In one embodiment herein is presented a lubricated surface containing a lubricant composition including a base oil of lubricating viscosity, an amount of a phosphorus-containing compound, and an amount of at least one hydrocarbon soluble titanium compound. The titanium compound is effective to provide an aged catalyst temperature that converts at least fifty percent of exhaust gas hydrocarbons, carbon monoxide, and NOx that is lower than an aged catalyst temperature that converts at least fifty percent of exhaust gas hydrocarbons, carbon monoxide, and NOx of the lubricant composition devoid of the hydrocarbon soluble titanium compound.

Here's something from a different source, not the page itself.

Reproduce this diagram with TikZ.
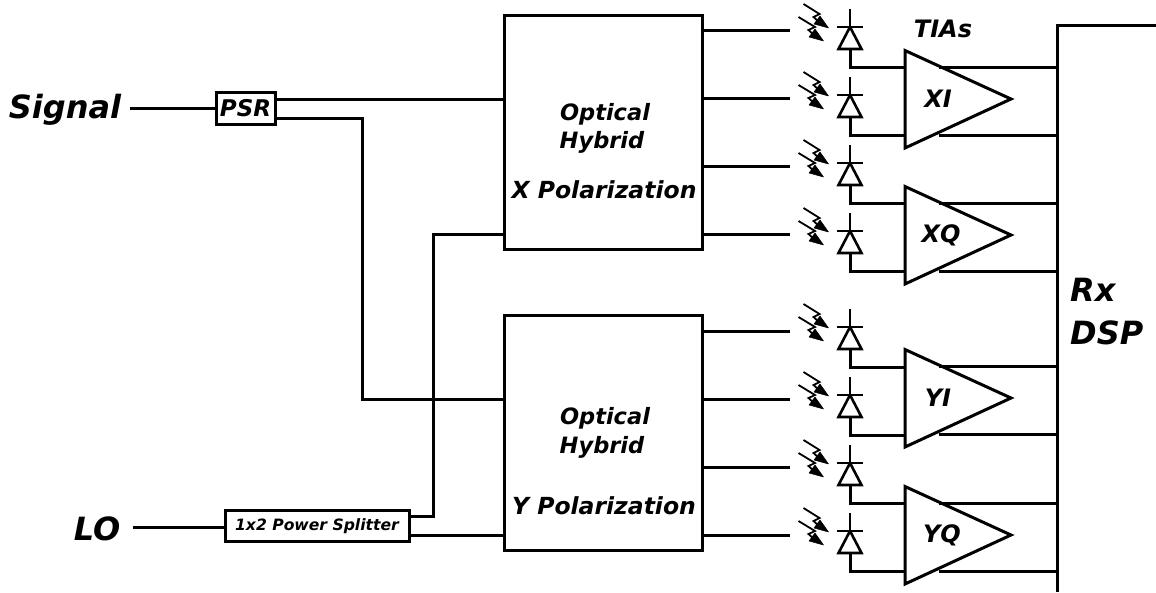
\documentclass[tikz,border=0pt]{standalone}
\usepackage{fontspec}
\setmainfont{DejaVu Sans}[BoldFont=DejaVu Sans Bold,BoldItalicFont=DejaVu Sans Bold Oblique,ItalicFont=DejaVu Sans Oblique]
\usetikzlibrary{arrows.meta,calc}
\tikzset{
  x=1pt,y=-1pt,
  wire/.style={line width=3pt,line join=miter},
  thinwire/.style={line width=2.6pt},
  block/.style={draw,line width=3pt,fill=white,inner sep=0pt,align=center,font=\bfseries\itshape},
  lab/.style={font=\bfseries\itshape,inner sep=0pt},
  ray/.style={line width=1.8pt},
  rayhead/.style={fill=black,draw=black,line width=0.5pt,line join=round},
}
\newcommand{\mylabel}[4]{\node[lab,font=\fontsize{#3}{#3}\selectfont\bfseries\itshape] (#1) at #2 {#4};}
% photodiode: name, bar y
\newcommand{\pdiode}[2]{%
  \coordinate (#1-top) at (850,#2-18);
  \coordinate (#1-bar) at (850,#2);
  \coordinate (#1-cath) at (850,#2+22);
  \coordinate (#1-out) at (850,#2+40);
  \draw[thinwire] (#1-top) -- (#1-bar);
  \draw[thinwire] (837,#2) -- (863,#2);
  \draw[thinwire,line join=miter] (#1-bar) -- (838.5,#2+22) -- (861.5,#2+22) -- cycle;
  \draw[ray] (803.5,#2-23) -- (819.5,#2-13) -- (813.5,#2-10) -- (819,#2-5);
  \fill[rayhead] (828.5,#2+1) -- (814,#2-3) -- (820,#2-11) -- cycle;
  \draw[ray] (798.5,#2-10) -- (815,#2) -- (808.5,#2+3) -- (814,#2+8);
  \fill[rayhead] (823.5,#2+14) -- (809,#2+10) -- (815,#2+2) -- cycle;
}
% amplifier: name, centre y, label x, label
\newcommand{\tia}[4]{%
  \draw[wire,line join=miter] (905,#2-48.5) coordinate (#1-a) -- (1011,#2) -- (905,#2+49) coordinate (#1-b) -- cycle;
  \coordinate (#1-in1) at (905,#2-32);
  \coordinate (#1-in2) at (905,#2+36);
  \coordinate (#1-o1) at (939,#2-32);
  \coordinate (#1-o2) at (939,#2+36);
  \mylabel{#1-t}{(#3,#2)}{24}{#4}
}
\begin{document}
\begin{tikzpicture}
\useasboundingbox (0,0) rectangle (1156,592);
% labels
\mylabel{sig}{(65,110)}{32}{Signal}
\mylabel{lo}{(97,529)}{32}{LO}
\mylabel{tias}{(943,29)}{24}{TIAs}
\node[lab,font=\fontsize{32}{43}\selectfont\bfseries\itshape,align=left,anchor=west] (rxdsp) at (1070,312) {Rx\\DSP};
% blocks
\node[block,minimum width=198pt,minimum height=234pt] (hx) at (603,132) {};
\node[block,minimum width=198pt,minimum height=235pt] (hy) at (603.5,432.5) {};
\mylabel{hxa}{(605,114)}{22.5}{Optical}
\mylabel{hxb}{(602,142)}{22.5}{Hybrid}
\mylabel{hxc}{(604,190)}{23.5}{X Polarization}
\mylabel{hya}{(605,418)}{22.5}{Optical}
\mylabel{hyb}{(602,447)}{22.5}{Hybrid}
\mylabel{hyc}{(604,506)}{23.5}{Y Polarization}
\node[block,minimum width=59pt,minimum height=32pt,font=\fontsize{23}{23}\selectfont\bfseries\itshape] (psr) at (245.5,108) {PSR};
\node[block,minimum width=184pt,minimum height=31pt,font=\fontsize{15.6}{15.6}\selectfont\bfseries\itshape] (spl) at (317,526) {1x2 Power Splitter};
% input side connectors
\coordinate (sigend) at (130,108);
\coordinate (loend) at (133,527);
\draw[wire] (sigend) -- (psr.west);
\draw[wire] (loend) -- (spl.west |- loend);
\draw[wire] (psr.east |- 0,99) -- (hx.west |- 0,99);
\draw[wire] (psr.east |- 0,118) -- (362,118) -- (362,399) -- (hy.west |- 0,399);
\draw[wire] (spl.east |- 0,516) -- (433,516) -- (433,234) -- (hx.west |- 0,234);
\draw[wire] (spl.east |- 0,535) -- (hy.west |- 0,535);
% hybrid outputs
\foreach \n/\y in {a/30,b/98,c/166,d/234} {
  \coordinate (xo\n) at (790,\y);
  \draw[wire] (hx.east |- xo\n) -- (xo\n);
}
\foreach \n/\y in {a/331,b/399,c/467,d/535} {
  \coordinate (yo\n) at (790,\y);
  \draw[wire] (hy.east |- yo\n) -- (yo\n);
}
% diodes
\pdiode{d1}{27}\pdiode{d2}{95}\pdiode{d3}{163}\pdiode{d4}{231}
\pdiode{d5}{327}\pdiode{d6}{395}\pdiode{d7}{463}\pdiode{d8}{531}
% amplifiers
\tia{xi}{99}{938}{XI}\tia{xq}{235}{941}{XQ}\tia{yi}{398}{938}{YI}\tia{yq}{535}{942}{YQ}
% DSP edge
\coordinate (dsptop) at (1156,25);
\coordinate (dspcorner) at (1057,25);
\coordinate (dspbot) at (1057,592);
\draw[wire] (dsptop) -- (dspcorner) -- (dspbot);
% diode to amp, amp to DSP
\foreach \d/\a/\p in {d1/xi/in1,d2/xi/in2,d3/xq/in1,d4/xq/in2,d5/yi/in1,d6/yi/in2,d7/yq/in1,d8/yq/in2} {
  \draw[wire] (\d-cath) -- (\d-out) -- (\d-out -| \a-\p);
}
\foreach \a in {xi,xq,yi,yq} {
  \draw[wire] (\a-o1) -- (\a-o1 -| dspcorner);
  \draw[wire] (\a-o2) -- (\a-o2 -| dspcorner);
}
\end{tikzpicture}
\end{document}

In another embodiment, there is provided a vehicle having moving parts and containing a lubricant for lubricating the moving parts. The lubricant includes an oil of lubricating viscosity, at least one phosphorus-containing compound, and an amount of at least one hydrocarbon soluble titanium compound. The titanium compound is effective to provide an aged catalyst temperature that converts at least fifty percent of exhaust gas hydrocarbons, carbon monoxide, and NOx that is lower than an aged catalyst temperature that converts at least fifty percent of exhaust gas hydrocarbons, carbon monoxide, and NOx of the lubricant composition devoid of the hydrocarbon soluble titanium compound.

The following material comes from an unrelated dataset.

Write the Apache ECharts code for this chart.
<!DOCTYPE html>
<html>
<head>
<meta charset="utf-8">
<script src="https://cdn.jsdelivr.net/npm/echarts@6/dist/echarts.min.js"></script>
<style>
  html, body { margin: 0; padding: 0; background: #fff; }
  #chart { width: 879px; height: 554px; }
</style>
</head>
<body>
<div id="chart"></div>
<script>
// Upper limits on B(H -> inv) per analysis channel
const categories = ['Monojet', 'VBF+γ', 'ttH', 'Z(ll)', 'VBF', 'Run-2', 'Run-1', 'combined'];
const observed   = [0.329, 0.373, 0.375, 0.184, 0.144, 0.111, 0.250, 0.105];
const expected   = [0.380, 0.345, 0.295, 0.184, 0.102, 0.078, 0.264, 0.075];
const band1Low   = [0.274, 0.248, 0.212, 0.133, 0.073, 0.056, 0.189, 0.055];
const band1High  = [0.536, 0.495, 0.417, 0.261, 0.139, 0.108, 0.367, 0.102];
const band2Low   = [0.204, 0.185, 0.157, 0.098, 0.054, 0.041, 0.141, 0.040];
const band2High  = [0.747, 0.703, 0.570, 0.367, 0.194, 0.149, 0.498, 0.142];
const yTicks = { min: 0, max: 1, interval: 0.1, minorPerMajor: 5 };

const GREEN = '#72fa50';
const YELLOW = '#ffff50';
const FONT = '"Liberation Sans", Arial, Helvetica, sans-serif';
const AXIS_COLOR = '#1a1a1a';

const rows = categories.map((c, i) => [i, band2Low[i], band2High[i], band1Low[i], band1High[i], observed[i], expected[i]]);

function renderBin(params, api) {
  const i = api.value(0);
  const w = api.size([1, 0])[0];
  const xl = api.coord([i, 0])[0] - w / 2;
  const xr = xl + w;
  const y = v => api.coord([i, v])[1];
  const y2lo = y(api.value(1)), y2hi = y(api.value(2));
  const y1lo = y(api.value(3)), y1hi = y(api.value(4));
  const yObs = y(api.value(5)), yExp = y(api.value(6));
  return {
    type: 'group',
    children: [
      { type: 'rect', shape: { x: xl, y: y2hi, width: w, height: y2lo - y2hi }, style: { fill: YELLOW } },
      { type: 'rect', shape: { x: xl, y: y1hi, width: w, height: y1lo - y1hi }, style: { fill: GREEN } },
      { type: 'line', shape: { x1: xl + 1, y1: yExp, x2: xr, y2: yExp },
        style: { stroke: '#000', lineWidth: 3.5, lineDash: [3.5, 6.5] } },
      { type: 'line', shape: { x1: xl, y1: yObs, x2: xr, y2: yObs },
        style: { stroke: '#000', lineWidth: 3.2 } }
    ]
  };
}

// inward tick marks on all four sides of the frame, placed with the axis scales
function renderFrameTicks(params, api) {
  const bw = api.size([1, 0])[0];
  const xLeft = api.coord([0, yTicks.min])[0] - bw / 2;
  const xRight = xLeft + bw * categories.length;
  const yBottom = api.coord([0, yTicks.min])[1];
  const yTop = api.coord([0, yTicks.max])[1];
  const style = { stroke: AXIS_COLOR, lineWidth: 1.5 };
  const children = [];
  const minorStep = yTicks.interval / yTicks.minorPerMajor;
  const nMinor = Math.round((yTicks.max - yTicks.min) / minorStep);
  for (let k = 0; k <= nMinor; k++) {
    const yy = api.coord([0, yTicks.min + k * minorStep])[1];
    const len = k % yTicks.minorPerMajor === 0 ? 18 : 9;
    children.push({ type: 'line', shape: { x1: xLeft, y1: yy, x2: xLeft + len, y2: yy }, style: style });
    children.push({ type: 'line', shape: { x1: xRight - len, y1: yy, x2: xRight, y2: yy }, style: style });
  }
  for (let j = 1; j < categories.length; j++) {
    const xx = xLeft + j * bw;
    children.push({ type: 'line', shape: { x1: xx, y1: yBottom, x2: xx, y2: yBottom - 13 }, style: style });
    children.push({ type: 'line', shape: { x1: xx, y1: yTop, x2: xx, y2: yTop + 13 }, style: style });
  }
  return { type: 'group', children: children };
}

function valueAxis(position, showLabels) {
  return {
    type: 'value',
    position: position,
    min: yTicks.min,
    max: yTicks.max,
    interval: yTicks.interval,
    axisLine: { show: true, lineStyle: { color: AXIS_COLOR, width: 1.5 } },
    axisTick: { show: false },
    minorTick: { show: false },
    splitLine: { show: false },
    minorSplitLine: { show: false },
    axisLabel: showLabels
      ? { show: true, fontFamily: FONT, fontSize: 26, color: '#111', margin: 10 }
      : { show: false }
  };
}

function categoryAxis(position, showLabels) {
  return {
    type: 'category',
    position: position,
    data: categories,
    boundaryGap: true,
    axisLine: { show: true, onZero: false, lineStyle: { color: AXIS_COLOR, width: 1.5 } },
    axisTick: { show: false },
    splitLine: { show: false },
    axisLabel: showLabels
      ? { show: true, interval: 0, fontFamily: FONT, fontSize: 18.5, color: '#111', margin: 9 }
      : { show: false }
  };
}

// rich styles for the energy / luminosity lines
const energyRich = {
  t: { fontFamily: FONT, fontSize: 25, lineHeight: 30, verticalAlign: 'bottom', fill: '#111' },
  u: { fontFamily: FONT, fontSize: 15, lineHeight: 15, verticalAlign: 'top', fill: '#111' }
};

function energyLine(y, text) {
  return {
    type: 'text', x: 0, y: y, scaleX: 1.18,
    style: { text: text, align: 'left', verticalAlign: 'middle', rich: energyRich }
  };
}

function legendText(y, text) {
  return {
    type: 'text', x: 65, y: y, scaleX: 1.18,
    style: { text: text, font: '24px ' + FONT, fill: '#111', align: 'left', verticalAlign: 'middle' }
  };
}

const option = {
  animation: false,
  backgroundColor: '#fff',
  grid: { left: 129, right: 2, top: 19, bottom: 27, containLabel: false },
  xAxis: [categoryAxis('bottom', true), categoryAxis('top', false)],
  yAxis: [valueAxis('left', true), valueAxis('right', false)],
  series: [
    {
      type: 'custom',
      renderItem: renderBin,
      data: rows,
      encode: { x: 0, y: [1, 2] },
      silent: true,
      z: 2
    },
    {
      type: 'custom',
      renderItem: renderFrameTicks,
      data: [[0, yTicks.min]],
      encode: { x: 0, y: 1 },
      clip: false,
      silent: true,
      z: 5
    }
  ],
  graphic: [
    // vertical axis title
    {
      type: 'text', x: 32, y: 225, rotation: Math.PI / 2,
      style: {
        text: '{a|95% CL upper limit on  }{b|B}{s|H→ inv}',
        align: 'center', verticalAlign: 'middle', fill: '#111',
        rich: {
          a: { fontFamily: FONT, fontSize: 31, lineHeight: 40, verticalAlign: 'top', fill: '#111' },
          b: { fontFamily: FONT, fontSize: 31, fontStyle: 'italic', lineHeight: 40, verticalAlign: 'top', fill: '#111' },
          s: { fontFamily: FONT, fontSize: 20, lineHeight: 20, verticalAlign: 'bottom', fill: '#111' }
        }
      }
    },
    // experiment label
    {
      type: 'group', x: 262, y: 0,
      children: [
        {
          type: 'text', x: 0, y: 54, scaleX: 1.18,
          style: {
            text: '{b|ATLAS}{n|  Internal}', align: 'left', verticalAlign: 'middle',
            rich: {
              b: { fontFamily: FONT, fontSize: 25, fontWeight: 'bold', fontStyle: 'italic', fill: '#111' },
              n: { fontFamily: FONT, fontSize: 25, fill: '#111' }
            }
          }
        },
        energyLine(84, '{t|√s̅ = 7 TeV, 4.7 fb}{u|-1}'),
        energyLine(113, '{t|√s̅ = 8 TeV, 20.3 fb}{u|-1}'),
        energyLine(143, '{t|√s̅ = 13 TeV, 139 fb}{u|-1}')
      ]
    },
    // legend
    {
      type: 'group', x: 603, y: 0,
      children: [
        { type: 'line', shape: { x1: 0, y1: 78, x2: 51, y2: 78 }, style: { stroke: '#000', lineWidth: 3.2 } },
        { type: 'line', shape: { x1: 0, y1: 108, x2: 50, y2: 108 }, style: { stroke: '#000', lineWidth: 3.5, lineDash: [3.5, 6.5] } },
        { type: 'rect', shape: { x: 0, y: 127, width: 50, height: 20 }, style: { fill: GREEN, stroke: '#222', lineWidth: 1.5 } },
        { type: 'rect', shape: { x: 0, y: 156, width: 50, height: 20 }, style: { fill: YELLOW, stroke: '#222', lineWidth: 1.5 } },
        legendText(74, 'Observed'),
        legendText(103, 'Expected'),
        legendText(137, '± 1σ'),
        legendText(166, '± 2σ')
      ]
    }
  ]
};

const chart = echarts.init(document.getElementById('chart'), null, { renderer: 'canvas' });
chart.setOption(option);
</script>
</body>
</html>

In yet another embodiment there is provided a fully formulated lubricant composition including a base oil component of lubricating viscosity, at least one phosphorus-containing compound, and an amount of hydrocarbon soluble titanium-containing agent. The titanium-containing agent is effective to provide an aged catalyst temperature that converts at least fifty percent of exhaust gas hydrocarbons, carbon monoxide, and NOx that is lower than an aged catalyst temperature that converts at least fifty percent of exhaust gas hydrocarbons, carbon monoxide, and NOx of the lubricant composition devoid of the hydrocarbon soluble titanium-containing agent. The titanium-containing agent is essentially devoid of sulfur and phosphorus atoms.
A further embodiment of the disclosure provides a method of reducing an aged exhaust catalyst temperature effective to convert at least fifty percent of exhaust gas hydrocarbons, carbon monoxide, and NOx. The method includes contacting the engine parts with a lubricant composition having a base oil of lubricating viscosity, at least one phosphorus-containing compound, and an amount of a hydrocarbon soluble titanium compound effective to provide an aged exhaust catalyst temperature that is lower than an aged exhaust catalyst temperature that converts at least fifty percent of exhaust gas hydrocarbons, carbon monoxide, and NOx of the lubricant composition devoid of the hydrocarbon soluble titanium compound.

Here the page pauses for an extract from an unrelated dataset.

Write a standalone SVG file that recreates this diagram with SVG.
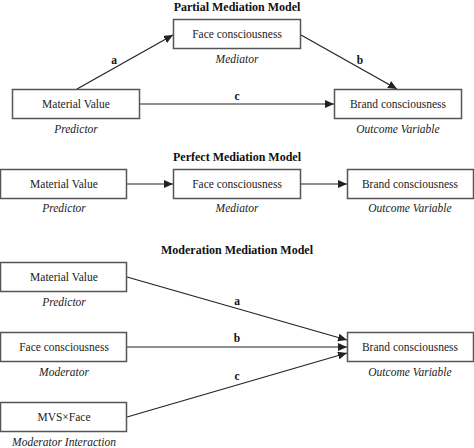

As set forth briefly above, embodiments of the disclosure provide a hydrocarbon soluble titanium additive that may significantly improve exhaust catalyst performance despite the use of lubricant compositions containing phosphorus compounds that otherwise negatively impact exhaust catalyst performance over time. The additive may be mixed with an oleaginous fluid that is applied to a surface between moving parts. In other applications, the additive may be provided in a fully formulated lubricant composition. The additive is particularly directed to meeting the currently proposed GF-5 standards for passenger car motor oils and PC-10 standards for heavy duty diesel engine oil as well as future passenger car and diesel engine oil specifications. The additive may be particularly useful to enable vehicles to meet stringent 120,000 mile catalyst durability efficiency standards such as EPA Tier-II, BIN5.
It is to be understood that both the foregoing general description and the following detailed description are exemplary and explanatory only and are intended to provide further explanation of the embodiments disclosed and claimed.